Practical Tips for Maintaining Accurate Equivalence Ratio Control
- Calibrate flow meters regularly and document the reference conditions to maintain traceability.
- Monitor air humidity and temperature, especially in outdoor installations, to correct air density estimates.
- Use redundant sensors or soft-sensor estimators to cross-check the equivalence ratio during critical operations.
- In staged combustors, calculate ϕ for each zone because local deviations can lead to hot spots even if the global average appears acceptable.
- Maintain digital logs that correlate equivalence ratio with emissions, enabling predictive maintenance analytics.
High-quality data infrastructure transforms the equivalence ratio from a static calculation into a continuous monitoring tool. With cloud-based historians and edge analytics, engineers can detect slow drifts in sensor calibration or fuel quality. They can also implement alarms triggered by deviation thresholds, prompting operators to inspect atomizers, burners, or control valves. Combining these best practices with a deep understanding of combustion chemistry ensures that processes remain safe, efficient, and compliant with environmental regulations.

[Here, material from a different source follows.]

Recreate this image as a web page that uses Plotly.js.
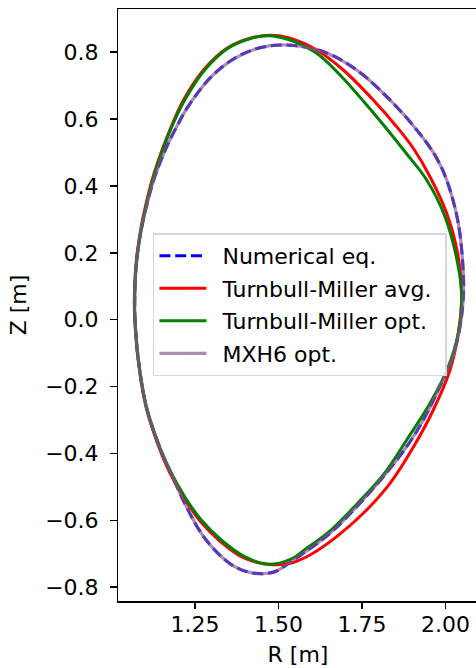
<!DOCTYPE html>
<html>
<head>
<meta charset="utf-8">
<script src="https://cdn.plot.ly/plotly-3.0.1.min.js"></script>
<style>
  html, body { margin: 0; padding: 0; overflow: hidden; background: #fff; }
  #plot { width: 480px; height: 668px; }
</style>
</head>
<body>
<div id="plot"></div>
<script>
// Flux-surface boundary in the poloidal plane, R [m] and Z [m].
// Each contour is listed clockwise, starting at the inboard midplane.

// Numerical equilibrium boundary
const numR = [1.0702, 1.0720, 1.0794, 1.0923, 1.1097, 1.1306, 1.1635, 1.1949, 1.2294, 1.2991, 1.3691, 1.4388, 1.5187, 1.6342, 1.7341, 1.8398, 1.9235, 1.9714, 2.0034, 2.0381, 2.0531, 2.0531, 2.0432, 2.0184, 1.9735, 1.9334, 1.8837, 1.8137, 1.7341, 1.6542, 1.5744, 1.5405, 1.4888, 1.4289, 1.3691, 1.3191, 1.2691, 1.2195, 1.1746, 1.1441, 1.1046, 1.0797, 1.0699, 1.0702];
const numZ = [0.0589, 0.1337, 0.2084, 0.2832, 0.3580, 0.4297, 0.5126, 0.5763, 0.6370, 0.7267, 0.7817, 0.8116, 0.8215, 0.8014, 0.7467, 0.6510, 0.5553, 0.4865, 0.4178, 0.2883, 0.1388, 0.0688, -0.0209, -0.1205, -0.2201, -0.2999, -0.3798, -0.4695, -0.5592, -0.6388, -0.6986, -0.7216, -0.7536, -0.7584, -0.7386, -0.6986, -0.6388, -0.5490, -0.4495, -0.3798, -0.2602, -0.1106, 0.0191, 0.0589];

// Turnbull-Miller, averaged parameters
const tmAvgR = [1.0687, 1.0714, 1.0785, 1.0902, 1.1064, 1.1255, 1.1539, 1.1824, 1.2159, 1.2757, 1.3460, 1.4179, 1.4807, 1.5346, 1.6144, 1.6940, 1.7838, 1.8538, 1.9035, 1.9535, 2.0034, 2.0381, 2.0483, 2.0381, 2.0133, 1.9633, 1.9056, 1.8338, 1.7539, 1.6743, 1.5944, 1.5346, 1.4747, 1.3969, 1.3266, 1.2668, 1.2174, 1.1725, 1.1426, 1.1037, 1.0791, 1.0693, 1.0687];
const tmAvgZ = [0.0589, 0.1337, 0.2084, 0.2832, 0.3580, 0.4297, 0.5135, 0.5852, 0.6570, 0.7467, 0.8116, 0.8424, 0.8505, 0.8415, 0.8065, 0.7467, 0.6570, 0.5771, 0.5126, 0.4276, 0.3182, 0.1884, 0.0688, -0.0407, -0.1504, -0.2700, -0.3777, -0.4892, -0.5789, -0.6489, -0.7036, -0.7285, -0.7320, -0.7126, -0.6633, -0.6035, -0.5332, -0.4524, -0.3822, -0.2611, -0.1115, 0.0200, 0.0589];

// Turnbull-Miller, optimised parameters
const tmOptR = [1.0693, 1.0723, 1.0797, 1.0917, 1.1082, 1.1276, 1.1560, 1.1845, 1.2195, 1.2793, 1.3490, 1.4188, 1.4687, 1.5346, 1.6144, 1.6842, 1.7641, 1.8218, 1.8817, 1.9436, 1.9984, 2.0381, 2.0483, 2.0381, 2.0082, 1.9535, 1.8837, 1.8158, 1.7350, 1.6572, 1.5794, 1.5376, 1.4687, 1.3990, 1.3290, 1.2691, 1.2195, 1.1746, 1.1441, 1.1046, 1.0797, 1.0699, 1.0693];
const tmOptZ = [0.0589, 0.1337, 0.2084, 0.2832, 0.3580, 0.4297, 0.5135, 0.5852, 0.6570, 0.7467, 0.8116, 0.8415, 0.8493, 0.8364, 0.7966, 0.7318, 0.6420, 0.5733, 0.4985, 0.4178, 0.3080, 0.1585, 0.0688, -0.0407, -0.1405, -0.2500, -0.3597, -0.4614, -0.5511, -0.6289, -0.6872, -0.7156, -0.7314, -0.7087, -0.6588, -0.5990, -0.5293, -0.4495, -0.3798, -0.2602, -0.1106, 0.0191, 0.0589];

// MXH (6 harmonics), optimised parameters
const mxhR = [1.0702, 1.0720, 1.0794, 1.0923, 1.1097, 1.1306, 1.1635, 1.1949, 1.2294, 1.2991, 1.3691, 1.4388, 1.5187, 1.6342, 1.7341, 1.8398, 1.9235, 1.9714, 2.0034, 2.0381, 2.0531, 2.0531, 2.0432, 2.0184, 1.9735, 1.9334, 1.8837, 1.8137, 1.7341, 1.6542, 1.5744, 1.5405, 1.4888, 1.4289, 1.3691, 1.3191, 1.2691, 1.2195, 1.1746, 1.1441, 1.1046, 1.0797, 1.0699, 1.0702];
const mxhZ = [0.0589, 0.1337, 0.2084, 0.2832, 0.3580, 0.4297, 0.5126, 0.5763, 0.6370, 0.7267, 0.7817, 0.8116, 0.8215, 0.8014, 0.7467, 0.6510, 0.5553, 0.4865, 0.4178, 0.2883, 0.1388, 0.0688, -0.0209, -0.1205, -0.2201, -0.2999, -0.3798, -0.4695, -0.5592, -0.6388, -0.6986, -0.7216, -0.7536, -0.7584, -0.7386, -0.6986, -0.6388, -0.5490, -0.4495, -0.3798, -0.2602, -0.1106, 0.0191, 0.0589];

const names = ['Numerical eq.', 'Turnbull-Miller avg.', 'Turnbull-Miller opt.', 'MXH6 opt.'];

const FONT = 'DejaVu Sans, Liberation Sans, sans-serif';
const FS = 22;
const LEAD = '\u2002';        // gap between legend sample and label
const TRAIL = '\u2009\u2009'; // right-hand padding inside the legend box

function curve(x, y, name, line) {
  return {
    x: x, y: y, name: LEAD + name + TRAIL, legendgroup: name,
    type: 'scatter', mode: 'lines',
    line: Object.assign({shape: 'spline', smoothing: 1.0}, line),
    hoverinfo: 'skip'
  };
}

const traces = [
  curve(numR, numZ, names[0], {color: '#0000ff', width: 3, dash: '11px,4.8px'}),
  curve(tmAvgR, tmAvgZ, names[1], {color: '#ff0000', width: 3}),
  curve(tmOptR, tmOptZ, names[2], {color: '#008000', width: 3}),
  curve(mxhR, mxhZ, names[3], {color: 'rgba(134,82,145,0.67)', width: 3.2})
];

const axisCommon = {
  showgrid: false, zeroline: false,
  showline: true, linecolor: '#000', linewidth: 1.5, mirror: true,
  ticks: 'outside', ticklen: 6.5, tickwidth: 1.5, tickcolor: '#000',
  tickfont: {family: FONT, size: FS, color: '#000'}
};

const layout = {
  width: 480, height: 668,
  margin: {l: 118, r: 2, t: 9, b: 67},
  paper_bgcolor: '#fff', plot_bgcolor: '#fff',
  font: {family: FONT, size: FS, color: '#000'},
  showlegend: true,
  xaxis: Object.assign({}, axisCommon, {
    range: [1.0199, 2.0971],
    tick0: 1.0, dtick: 0.25, tickformat: '.2f',
    ticklabelstandoff: -3,
    title: {text: 'R [m]', font: {family: FONT, size: FS, color: '#000'}, standoff: 10}
  }),
  yaxis: Object.assign({}, axisCommon, {
    range: [-0.8412, 0.9291],
    tick0: 0, dtick: 0.2, tickformat: '.1f',
    ticklabelstandoff: 7,
    title: {text: 'Z [m]', font: {family: FONT, size: FS, color: '#000'}, standoff: 12}
  }),
  legend: {
    x: 0.097, y: 0.621, xanchor: 'left', yanchor: 'top',
    bgcolor: 'rgba(255,255,255,0.8)', bordercolor: '#d6d6d6', borderwidth: 1.5,
    font: {family: FONT, size: FS, color: '#000'},
    traceorder: 'grouped', tracegroupgap: 1, itemwidth: 47
  }
};

Plotly.newPlot('plot', traces, layout, {staticPlot: true, displayModeBar: false});
</script>
</body>
</html>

Finally, equivalence ratio analysis extends beyond immediate performance metrics to strategic decisions about fuel sourcing and system upgrades. For example, when evaluating a switch from methane to a renewable biogas, engineers simulate how variable carbon dioxide content affects stoichiometric ratios and control responses. They may reinforce blowers or upgrade sensors to handle the new operating window. In research settings, scientists map entire equivalence ratio ranges to identify the onset of thermoacoustic instabilities or to tune catalytic combustors. Through careful calculation, validation, and interpretation, the equivalence ratio remains an indispensable guidepost in the evolving landscape of combustion technology.